In terms of physical appearance, Bell said that the goal is to "relate the buildings back to the Homewood campus, as well as the local context of Charles Village." She said that prominent exterior features will be brick, with cornice elements and a strong base. A preliminary rendering of the site depicts a tree-lined block with buildings that feature awnings and storefront windows providing ample street frontage for the retail uses.

Bell also said that the look and feel of the Johns Hopkins Charles Village Project will relate to that of a nearby Struever Bros. project, the redevelopment of the east and west sides of the 3200 block of St. Paul Street, which will include ground-floor retail, market-rate apartments and condominiums, office space and structured parking. Its completion is expected at the end of 2005.

"A goal of the master plan for our Charles Village projects is to create a safe and inviting pedestrian environment in this community," Bell said. "We want to develop sites that tie together the different elements of the district through the streetscape."

In February, Struever Bros. created the Charles Village Task Force, which consists of representatives from surrounding community and business associations, and area nonprofits and institutions. The task force meets regularly to review and discuss plans for the two projects. A schedule of upcoming meetings can be found at

James McGill, senior vice president for finance and administration, said the "substantial engagement" of Johns Hopkins with its surrounding communities began with the development of the Homewood campus master plan and has carried over to the Charles Village Project.
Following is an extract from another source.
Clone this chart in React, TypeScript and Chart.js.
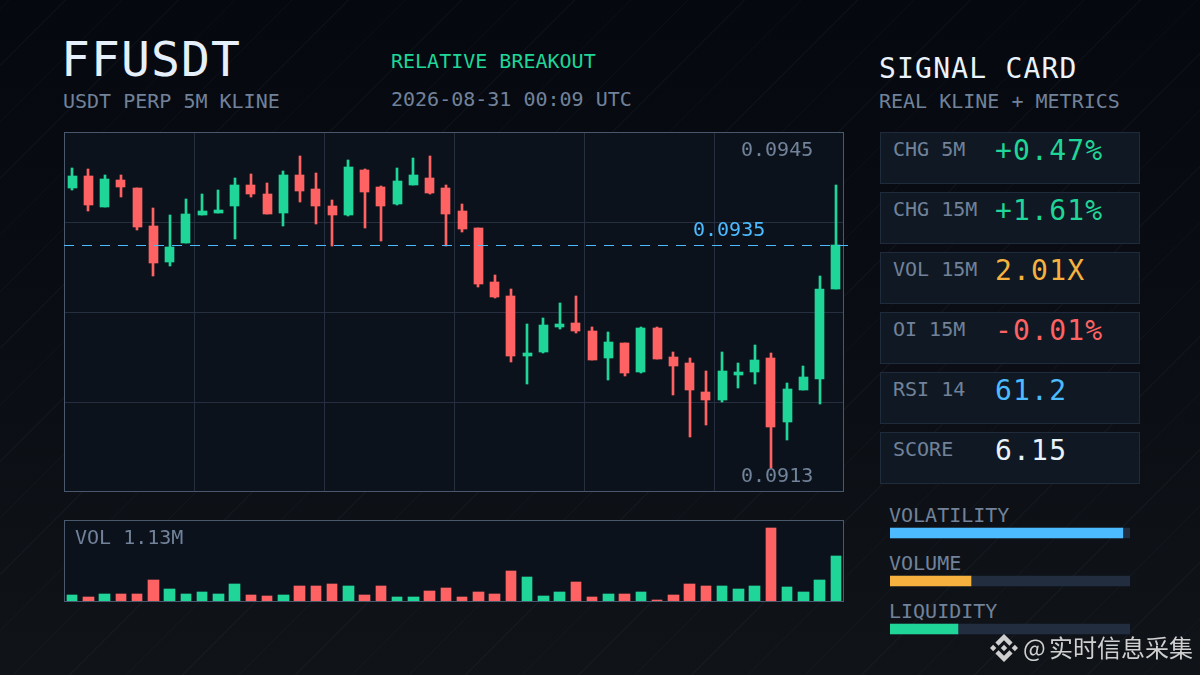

"This project represents the marrying of our objectives to better serve the Hopkins community--its students, faculty and staff--and to relate felicitously with our neighbors," McGill said. "We are grateful for the vigorous and effective involvement of our neighbors in the planning for this important new development."

Bell said that Struever Bros. has incorporated numerous changes based on community feedback and the last six months of meetings with the Charles Village Task Force.

Salem Reiner, the university's coordinator of community affairs, said the university's intention from the start was to make this redevelopment an open process in which area residents could interface directly with the developers and Johns Hopkins.

"There has been a tremendous amount of community involvement up until this point, and that certainly will continue as opportunities present themselves through the rest of [the design and development phase]. The community response for the most part has been very positive," Reiner said. "From the beginning, there has been some concern about the redeveloped site's physical presence in the community and how it might change the feeling of that block; along those lines have been concerns of an increase in traffic density, so those are issues on which the developers and everyone else involved are working very hard. We want to make this a pedestrian-friendly type of facility."

The structures currently on the Charles Village Project site include a university-owned house at 3301 N. Charles St., which is now being used for offices; Ivy Hall on 33rd Street; and the Homewood Garage on St. Paul Street. All will be demolished in mid-to-late January. Construction is expected to begin in mid-2004, with occupancy scheduled for August 2005.

Bell said that for a project like this, the challenge is to meet the needs of both client and community.

"In this case, we are very fortunate in that a lot of the university's goals and desires matched with the community's goals and desires. Everyone wants to see this new bookstore opened," she said. "Both sides at this point seem pleased with how plans are shaping up. We've responded to community concerns about building height and massing, and we feel we are still able to meet all of Hopkins' programming needs."

Bell said that when the construction dust finally clears, both sides should be very happy with the result.

"The big reward for Johns Hopkins when this project is completed is that it will have a new state-of-the-art facility to better attract students," she said. "Meanwhile, the community will have a fabulous bookstore that will stir foot traffic in and anchor the existing retail area in Charles Village. The new streetscape will also be a dramatic improvement."